– Как ты понимаешь, это зависит не от меня, и не от тебя тоже, – он пожал плечами.

– Мне почти все равно, – она тоже пожала плечами в ответ. – Я не знаю эту страну. И через несколько дней спокойно вернусь в Америку. Но мне жалко маму. Сколько бы ни прошло лет с тех пор, как она отсюда уехала, она чувствует связь со всем, что здесь происходит. И ей тревожно. Советский ренессанс ее не радует.

– Кого он радует?

– Разве тебя – нет? – она удивилась. – Восстановление мощного влияния армии, спецслужб? Проникновение их во все сферы жизни общества, полный контроль? Почти как в Третьем рейхе. Тоталитарный диктат, делай, что хочешь – все безнаказанно.

– Меня не радует.

Он положил сигарету в пепельницу, встал, обошел диван, опустил руки ей на плечи.

– Я же говорил тебе, Леонид Логинов не родной мне отец, родной совсем другой, и, видимо, гены у меня другие. Всякое вранье мне противно, даже если оно во благо, как его понимают те, кто врут. Я интересовался своими предками. Не по линии Логиновых, по материной линии и по настоящему отцу. Ну, по нему там все крепостные, но все-таки крестьяне, не лакеи. А у матери сплошь учителя и врачи. То есть люди с образованием. Но чтобы князья, – он покачал головой. – Я как прочел «урожденная княгиня Голицына», то подумал – ну, куда уж нам до госпожи Фостер-Роджерс, – он разворошил ее волосы на затылке, – из нашей-то тверской да владимирской норы. Как-никак, Гедеминовичи, Романовым ровни.

– Все-таки в России произошли кое-какие изменения, – Джин повернулась. – Во время войны эта фамилия вообще никому ничего не говорила, большинство про нее и не слышали. И комсорг при штабе Шумилова, где служила моя мама, всерьез настаивал на том, чтобы она вступила в комсомол. Комсомолка Голицына, его в этом ничего не смущало. Абсолютно.

– Как долго ты пробудешь в Москве? – спросил он, наматывая на палец ее волнистые каштановые волосы.

– Пять дней.

– Я позвоню Хомскому, чтобы он устроил тебе встречу с Милисой.

– Спасибо, Борис.

– Джин…

Он наклонился к ней, заглядывая в лицо.

– Все-таки сложно называть тебя вот так, вслух, этим именем, – добавил смущенно. – Но то, что ты сказала тогда, перед бомбардировкой, по телефону, это была игра?

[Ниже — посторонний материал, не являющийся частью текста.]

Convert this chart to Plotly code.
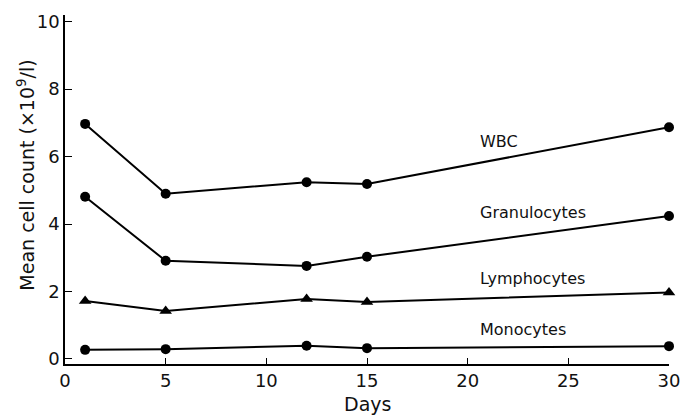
import plotly.graph_objects as go

days = [1, 5, 12, 15, 30]
wbc = [6.97, 4.90, 5.24, 5.19, 6.87]
granulocytes = [4.81, 2.91, 2.76, 3.03, 4.24]
lymphocytes = [1.72, 1.42, 1.78, 1.69, 1.97]
monocytes = [0.27, 0.29, 0.39, 0.32, 0.38]

series_names = ["WBC", "Granulocytes", "Lymphocytes", "Monocytes"]
series_values = [wbc, granulocytes, lymphocytes, monocytes]
series_symbols = ["circle", "circle", "triangle-up", "circle"]
label_x = 20.5
label_y = [6.45, 4.35, 2.4, 0.88]

x_ticks = [0, 5, 10, 15, 20, 25, 30]
y_ticks = [0, 2, 4, 6, 8, 10]

font = "DejaVu Sans"
ink = "#111"
fig = go.Figure()
for name, vals, sym in zip(series_names, series_values, series_symbols):
    fig.add_trace(go.Scatter(
        x=days, y=vals, mode="lines+markers", name=name,
        line=dict(color="black", width=2),
        marker=dict(symbol=sym, size=10 if sym == "circle" else 11, color="black"),
        showlegend=False, cliponaxis=False,
    ))

for name, ly in zip(series_names, label_y):
    fig.add_annotation(x=label_x, y=ly, text=name, showarrow=False,
                       xanchor="left", yanchor="middle",
                       font=dict(family=font, size=16, color=ink))

# axis titles as annotations for exact placement
fig.add_annotation(xref="paper", yref="paper", x=0.5, y=-0.115,
                   text="Days", showarrow=False, xanchor="center", yanchor="middle",
                   font=dict(family=font, size=19, color=ink))
fig.add_annotation(xref="paper", yref="paper", x=-0.066, y=0.54,
                   text="Mean cell count (×10<sup>9</sup>/l)", showarrow=False,
                   textangle=-90, xanchor="center", yanchor="middle",
                   font=dict(family=font, size=19, color=ink))

fig.update_layout(
    width=682, height=415,
    margin=dict(l=65, r=13, t=15, b=51),
    paper_bgcolor="white", plot_bgcolor="white",
    font=dict(family=font, color=ink),
)
fig.update_xaxes(
    range=[0, 30], tickvals=x_ticks, ticks="inside", ticklen=6, tickwidth=1.2,
    tickcolor="black", showline=True, linecolor="black", linewidth=1.5,
    showgrid=False, zeroline=False, tickfont=dict(size=18, family=font, color=ink),
    automargin=False,
)
fig.update_yaxes(
    range=[-0.15, 10.2], tickvals=y_ticks, ticks="inside", ticklen=7, tickwidth=1.2,
    tickcolor="black", showline=True, linecolor="black", linewidth=1.5,
    showgrid=False, zeroline=False, tickfont=dict(size=18, family=font, color=ink),
    automargin=False,
)
fig.write_html("out.html", config={"displayModeBar": False},
               post_script="document.body.style.margin='0';")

– О том, что люблю? – Джин отстранилась и опустила голову. – Разве теперь, когда ты знаешь, кто я на самом деле, это имеет значение? Ведь Зоя Красовская, которой можно предложить переехать в Москву, и полковник Джин Роджерс из американского посольства – это не совсем одно и то же, не находишь?

– Как раз это не имеет значения для меня, – ответил он решительно. – Тем более что и Джин Роджерс – русская наполовину. А в остальном, какова ты, я видел собственными глазами, и мое впечатление не изменилось. Ты не играла там, в Сирии, ты была сама собой. И для Зои Красовской это было слишком много.

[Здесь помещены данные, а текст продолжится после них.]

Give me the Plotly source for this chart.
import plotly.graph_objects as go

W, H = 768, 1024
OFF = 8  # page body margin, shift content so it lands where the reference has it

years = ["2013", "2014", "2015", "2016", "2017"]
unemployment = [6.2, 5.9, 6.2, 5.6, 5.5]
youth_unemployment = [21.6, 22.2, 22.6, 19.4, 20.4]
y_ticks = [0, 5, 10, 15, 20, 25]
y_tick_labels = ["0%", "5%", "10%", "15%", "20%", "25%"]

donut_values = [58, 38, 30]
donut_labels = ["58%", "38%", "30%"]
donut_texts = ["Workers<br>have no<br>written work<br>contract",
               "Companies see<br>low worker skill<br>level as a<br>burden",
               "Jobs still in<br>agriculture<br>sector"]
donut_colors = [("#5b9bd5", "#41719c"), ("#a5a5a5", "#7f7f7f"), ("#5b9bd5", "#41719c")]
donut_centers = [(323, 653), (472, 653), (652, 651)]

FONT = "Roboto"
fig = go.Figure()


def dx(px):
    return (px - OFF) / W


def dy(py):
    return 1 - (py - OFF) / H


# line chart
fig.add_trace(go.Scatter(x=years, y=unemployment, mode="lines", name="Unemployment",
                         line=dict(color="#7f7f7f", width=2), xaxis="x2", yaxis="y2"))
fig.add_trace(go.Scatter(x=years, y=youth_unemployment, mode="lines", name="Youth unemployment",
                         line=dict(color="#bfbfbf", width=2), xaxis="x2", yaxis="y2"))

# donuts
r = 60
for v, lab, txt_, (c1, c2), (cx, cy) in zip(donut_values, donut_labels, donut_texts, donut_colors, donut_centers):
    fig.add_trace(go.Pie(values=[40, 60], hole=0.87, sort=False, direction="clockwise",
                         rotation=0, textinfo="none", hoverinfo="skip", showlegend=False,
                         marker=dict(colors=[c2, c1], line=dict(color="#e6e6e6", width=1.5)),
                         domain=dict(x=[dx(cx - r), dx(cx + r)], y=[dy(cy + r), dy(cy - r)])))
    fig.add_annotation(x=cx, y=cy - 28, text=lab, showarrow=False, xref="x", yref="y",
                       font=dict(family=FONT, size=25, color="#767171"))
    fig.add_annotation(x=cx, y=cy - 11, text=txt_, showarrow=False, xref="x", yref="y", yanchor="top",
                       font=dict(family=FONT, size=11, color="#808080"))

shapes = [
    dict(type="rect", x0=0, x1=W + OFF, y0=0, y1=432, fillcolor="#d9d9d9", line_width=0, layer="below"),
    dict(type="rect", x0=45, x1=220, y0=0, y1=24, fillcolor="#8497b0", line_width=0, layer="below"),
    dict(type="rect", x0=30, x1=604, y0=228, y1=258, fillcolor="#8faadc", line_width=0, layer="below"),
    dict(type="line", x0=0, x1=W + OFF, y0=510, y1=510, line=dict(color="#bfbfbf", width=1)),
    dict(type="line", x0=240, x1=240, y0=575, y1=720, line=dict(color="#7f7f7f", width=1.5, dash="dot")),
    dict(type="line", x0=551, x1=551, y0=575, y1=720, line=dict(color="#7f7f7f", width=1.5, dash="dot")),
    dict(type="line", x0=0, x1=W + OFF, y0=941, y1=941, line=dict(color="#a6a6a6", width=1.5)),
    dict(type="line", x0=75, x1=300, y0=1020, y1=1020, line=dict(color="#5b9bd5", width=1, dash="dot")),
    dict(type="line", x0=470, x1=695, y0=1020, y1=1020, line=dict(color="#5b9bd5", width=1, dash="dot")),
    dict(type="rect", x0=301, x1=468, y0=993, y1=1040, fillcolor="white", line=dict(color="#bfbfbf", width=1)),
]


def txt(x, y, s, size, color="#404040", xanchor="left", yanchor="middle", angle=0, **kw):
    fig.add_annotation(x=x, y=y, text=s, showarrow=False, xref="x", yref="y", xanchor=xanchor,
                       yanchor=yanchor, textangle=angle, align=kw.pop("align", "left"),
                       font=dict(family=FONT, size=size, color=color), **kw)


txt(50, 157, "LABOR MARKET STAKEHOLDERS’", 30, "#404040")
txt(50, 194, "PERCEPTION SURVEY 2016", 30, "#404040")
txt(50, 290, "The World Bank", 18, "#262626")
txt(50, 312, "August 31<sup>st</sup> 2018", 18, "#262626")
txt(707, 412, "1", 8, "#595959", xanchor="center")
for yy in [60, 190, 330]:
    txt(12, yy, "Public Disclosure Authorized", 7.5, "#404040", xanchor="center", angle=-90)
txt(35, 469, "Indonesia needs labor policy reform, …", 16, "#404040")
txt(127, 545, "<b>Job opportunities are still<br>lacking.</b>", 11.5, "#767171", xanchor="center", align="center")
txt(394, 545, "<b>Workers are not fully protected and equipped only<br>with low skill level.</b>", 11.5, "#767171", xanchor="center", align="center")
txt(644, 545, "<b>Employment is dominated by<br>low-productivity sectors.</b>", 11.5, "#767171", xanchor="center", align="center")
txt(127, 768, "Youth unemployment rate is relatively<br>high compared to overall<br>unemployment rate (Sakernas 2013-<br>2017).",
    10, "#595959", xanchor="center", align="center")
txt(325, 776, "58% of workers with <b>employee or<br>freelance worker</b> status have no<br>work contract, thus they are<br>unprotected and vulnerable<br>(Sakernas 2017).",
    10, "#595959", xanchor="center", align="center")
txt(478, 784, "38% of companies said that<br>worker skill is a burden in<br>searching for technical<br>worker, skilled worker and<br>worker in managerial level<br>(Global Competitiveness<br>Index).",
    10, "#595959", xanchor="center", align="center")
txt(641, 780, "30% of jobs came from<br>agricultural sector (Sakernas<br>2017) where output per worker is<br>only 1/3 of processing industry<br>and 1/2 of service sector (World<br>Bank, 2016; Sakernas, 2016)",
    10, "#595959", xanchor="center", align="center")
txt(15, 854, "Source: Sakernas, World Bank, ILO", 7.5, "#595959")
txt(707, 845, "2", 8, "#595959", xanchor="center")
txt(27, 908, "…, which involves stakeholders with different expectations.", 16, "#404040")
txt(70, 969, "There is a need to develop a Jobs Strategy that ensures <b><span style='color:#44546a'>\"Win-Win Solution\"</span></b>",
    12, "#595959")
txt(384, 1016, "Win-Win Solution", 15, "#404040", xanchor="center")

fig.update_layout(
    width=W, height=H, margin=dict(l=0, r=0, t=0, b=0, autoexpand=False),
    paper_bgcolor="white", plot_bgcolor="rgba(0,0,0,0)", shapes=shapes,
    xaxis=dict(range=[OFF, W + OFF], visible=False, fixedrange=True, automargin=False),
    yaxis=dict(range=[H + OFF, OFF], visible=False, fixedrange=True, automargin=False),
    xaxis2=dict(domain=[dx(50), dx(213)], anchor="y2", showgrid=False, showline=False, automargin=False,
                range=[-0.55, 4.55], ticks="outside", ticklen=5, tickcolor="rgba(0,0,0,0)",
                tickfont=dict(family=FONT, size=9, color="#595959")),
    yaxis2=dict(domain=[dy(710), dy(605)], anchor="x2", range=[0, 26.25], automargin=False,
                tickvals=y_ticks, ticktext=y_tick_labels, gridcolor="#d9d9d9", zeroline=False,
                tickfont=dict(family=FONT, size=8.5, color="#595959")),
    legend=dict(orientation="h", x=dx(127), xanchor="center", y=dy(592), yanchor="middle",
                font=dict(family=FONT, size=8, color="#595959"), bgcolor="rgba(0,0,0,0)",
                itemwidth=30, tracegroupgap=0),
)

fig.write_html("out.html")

– Заметил? – она покачала головой.

– Трудно было не заметить. Однако для Джин Роджерс в самый раз. Так правда или играла?

Взяв за плечи, он снова притянул ее к себе.

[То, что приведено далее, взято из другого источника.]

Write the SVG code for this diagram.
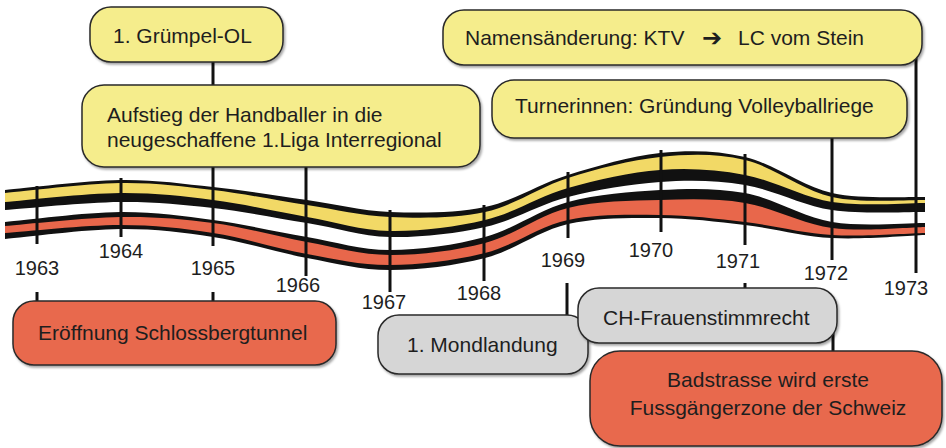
<svg xmlns="http://www.w3.org/2000/svg" width="946" height="448" viewBox="0 0 946 448">
<defs>
<filter id="sh" x="-10%" y="-10%" width="120%" height="130%"><feDropShadow dx="1.5" dy="2" stdDeviation="1.2" flood-color="#000" flood-opacity="0.35"/></filter>
</defs>
<style>
text{font-family:"Liberation Sans",Arial,sans-serif;fill:#1e1e1e}
.lbl{font-size:21px}
.yr{font-size:20px;text-anchor:middle}
.box{stroke:#2a2a2a;stroke-width:1.5;filter:url(#sh)}
.y{fill:#f5ed8c}
.r{fill:#e8694e}
.g{fill:#d6d6d6}
.tick{stroke:#111;stroke-width:3;fill:none}
.arrow{font-family:"DejaVu Sans",sans-serif;font-weight:bold}
</style>
<rect width="946" height="448" fill="#fff"/>
<g id="band">
<path fill="#111" d="M5,190 C24.2,188.3 85.3,180.5 120,180 C154.7,179.5 181.8,183.7 213,187 C244.2,190.3 277.5,195.8 307,200 C336.5,204.2 360.3,210.8 390,212 C419.7,213.2 455.3,213.2 485,207 C514.7,200.8 538.8,184 568,175 C597.2,166 630.5,156 660,153 C689.5,150 716.3,150.3 745,157 C773.7,163.7 802,186.3 832,193 C862,199.7 909.5,196.3 925,197 L925,235 C909.5,235.5 862,239.7 832,238 C802,236.3 773.7,228.3 745,225 C716.3,221.7 689.5,218.2 660,218 C630.5,217.8 597.2,217.3 568,224 C538.8,230.7 514.7,250.3 485,258 C455.3,265.7 419.7,270 390,270 C360.3,270 336.5,263.5 307,258 C277.5,252.5 244.2,241.8 213,237 C181.8,232.2 154.7,228.7 120,229 C85.3,229.3 24.2,237.3 5,239 Z"/>
<path fill="#f2d966" d="M5,193 C24.2,191.3 85.3,183.5 120,183 C154.7,182.5 181.8,186.3 213,190 C244.2,193.7 277.5,200.5 307,205 C336.5,209.5 360.3,215.8 390,217 C419.7,218.2 455.3,218.5 485,212 C514.7,205.5 538.8,187.2 568,178 C597.2,168.8 630.5,160 660,157 C689.5,154 716.3,153.3 745,160 C773.7,166.7 802,190.3 832,197 C862,203.7 909.5,199.5 925,200 L925,203 C909.5,202.8 862,206.7 832,202 C802,197.3 773.7,180.3 745,175 C716.3,169.7 689.5,167.8 660,170 C630.5,172.2 597.2,179.7 568,188 C538.8,196.3 514.7,212.8 485,220 C455.3,227.2 419.7,231.5 390,231 C360.3,230.5 336.5,222.2 307,217 C277.5,211.8 244.2,204 213,200 C181.8,196 154.7,192.7 120,193 C85.3,193.3 24.2,200.5 5,202 Z"/>
<path fill="#ffffff" d="M5,210 C24.2,208.7 85.3,202.3 120,202 C154.7,201.7 181.8,204.5 213,208 C244.2,211.5 277.5,218.2 307,223 C336.5,227.8 360.3,236.3 390,237 C419.7,237.7 455.3,233.7 485,227 C514.7,220.3 538.8,204.5 568,197 C597.2,189.5 630.5,184 660,182 C689.5,180 716.3,180.3 745,185 C773.7,189.7 802,205.5 832,210 C862,214.5 909.5,211.7 925,212 L925,223 C909.5,222.8 862,227 832,222 C802,217 773.7,198.3 745,193 C716.3,187.7 689.5,188.5 660,190 C630.5,191.5 597.2,194.2 568,202 C538.8,209.8 514.7,229 485,237 C455.3,245 419.7,250 390,250 C360.3,250 336.5,242 307,237 C277.5,232 244.2,224.2 213,220 C181.8,215.8 154.7,211.7 120,212 C85.3,212.3 24.2,220.3 5,222 Z"/>
<path fill="#e8674b" d="M5,226 C24.2,224.5 85.3,217.5 120,217 C154.7,216.5 181.8,218.8 213,223 C244.2,227.2 277.5,236.7 307,242 C336.5,247.3 360.3,254.8 390,255 C419.7,255.2 455.3,250.8 485,243 C514.7,235.2 538.8,215.2 568,208 C597.2,200.8 630.5,200.8 660,200 C689.5,199.2 716.3,198.3 745,203 C773.7,207.7 802,224 832,228 C862,232 909.5,227.2 925,227 L925,233 C909.5,233.3 862,236.8 832,235 C802,233.2 773.7,225.3 745,222 C716.3,218.7 689.5,215.3 660,215 C630.5,214.7 597.2,213.7 568,220 C538.8,226.3 514.7,245.5 485,253 C455.3,260.5 419.7,264.8 390,265 C360.3,265.2 336.5,259.3 307,254 C277.5,248.7 244.2,237.8 213,233 C181.8,228.2 154.7,225 120,225 C85.3,225 24.2,231.7 5,233 Z"/>
</g>
<g id="connectors">
<line class="tick" x1="37" y1="186" x2="37" y2="244"/>
<line class="tick" x1="121" y1="178" x2="121" y2="237"/>
<line class="tick" x1="213" y1="60" x2="213" y2="88"/>
<line class="tick" x1="213" y1="160" x2="213" y2="246"/>
<line class="tick" x1="306" y1="160" x2="306" y2="276"/>
<line class="tick" x1="390" y1="210" x2="390" y2="292"/>
<line class="tick" x1="484" y1="205" x2="484" y2="281"/>
<line class="tick" x1="568" y1="172" x2="568" y2="238"/>
<line class="tick" x1="661" y1="150" x2="661" y2="232"/>
<line class="tick" x1="745" y1="154" x2="745" y2="245"/>
<line class="tick" x1="832" y1="130" x2="832" y2="260"/>
<line class="tick" x1="916" y1="58" x2="916" y2="273"/>
<line class="tick" x1="37" y1="292" x2="37" y2="304"/>
<line class="tick" x1="213" y1="292" x2="213" y2="304"/>
<line class="tick" x1="567" y1="283" x2="567" y2="318"/>
<line class="tick" x1="745" y1="283" x2="745" y2="292"/>
<line class="tick" x1="833" y1="330" x2="833" y2="354"/>
</g>
<g id="years">
<text class="yr" x="37" y="275">1963</text>
<text class="yr" x="121" y="258">1964</text>
<text class="yr" x="213" y="275">1965</text>
<text class="yr" x="298" y="292">1966</text>
<text class="yr" x="384" y="309">1967</text>
<text class="yr" x="479" y="300">1968</text>
<text class="yr" x="563" y="267">1969</text>
<text class="yr" x="651" y="257">1970</text>
<text class="yr" x="738" y="268">1971</text>
<text class="yr" x="826" y="280">1972</text>
<text class="yr" x="906" y="295">1973</text>
</g>
<g id="n-gruempel">
<rect class="box y" x="90" y="7" width="193" height="55" rx="21"/>
<text class="lbl" x="113" y="43">1. Grümpel-OL</text>
</g>
<g id="n-aufstieg">
<rect class="box y" x="82" y="85" width="398" height="82" rx="22"/>
<text class="lbl" x="107" y="122">Aufstieg der Handballer in die</text>
<text class="lbl" x="107" y="147">neugeschaffene 1.Liga Interregional</text>
</g>
<g id="n-namen">
<rect class="box y" x="443" y="10" width="479" height="55" rx="21"/>
<text class="lbl" x="465" y="45">Namensänderung: KTV</text>
<text class="arrow" x="702" y="46" font-size="24">➔</text>
<text class="lbl" x="738" y="45">LC vom Stein</text>
</g>
<g id="n-turnerinnen">
<rect class="box y" x="492" y="80" width="415" height="58" rx="22"/>
<text class="lbl" x="515" y="113">Turnerinnen: Gründung Volleyballriege</text>
</g>
<g id="n-eroeffnung">
<rect class="box r" x="13" y="301" width="323" height="64" rx="21"/>
<text class="lbl" x="38" y="340">Eröffnung Schlossbergtunnel</text>
</g>
<g id="n-mond">
<rect class="box g" x="378" y="315" width="210" height="59" rx="21"/>
<text class="lbl" x="407" y="352">1. Mondlandung</text>
</g>
<g id="n-ch">
<rect class="box g" x="578" y="288" width="259" height="55" rx="21"/>
<text class="lbl" x="603" y="325">CH-Frauenstimmrecht</text>
</g>
<g id="n-badstrasse">
<rect class="box r" x="590" y="351" width="352" height="95" rx="30"/>
<text class="lbl" x="768" y="387" text-anchor="middle">Badstrasse wird erste</text>
<text class="lbl" x="768" y="415" text-anchor="middle">Fussgängerzone der Schweiz</text>
</g>
</svg>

– Тогда – правда наполовину, – ответила она. – Теперь даже больше, чем тогда.

Она подняла взгляд. Он наклонился вперед, она увидела его лицо совсем рядом, серые глаза, казалось, остановились, потухли на мгновение, и словно засветились изнутри. Чуть повернувшись, она обняла его за шею, наклонила голову еще ниже. Когда его губы коснулись ее губ, она поддалась с готовностью, мягко, как будто с самого начала только и ждала этого, без малейшего сопротивления или неуверенности. Коготки собаки процокали по паркету за диваном. Рейси улегся под столом, невозмутимо глядя на происходящее.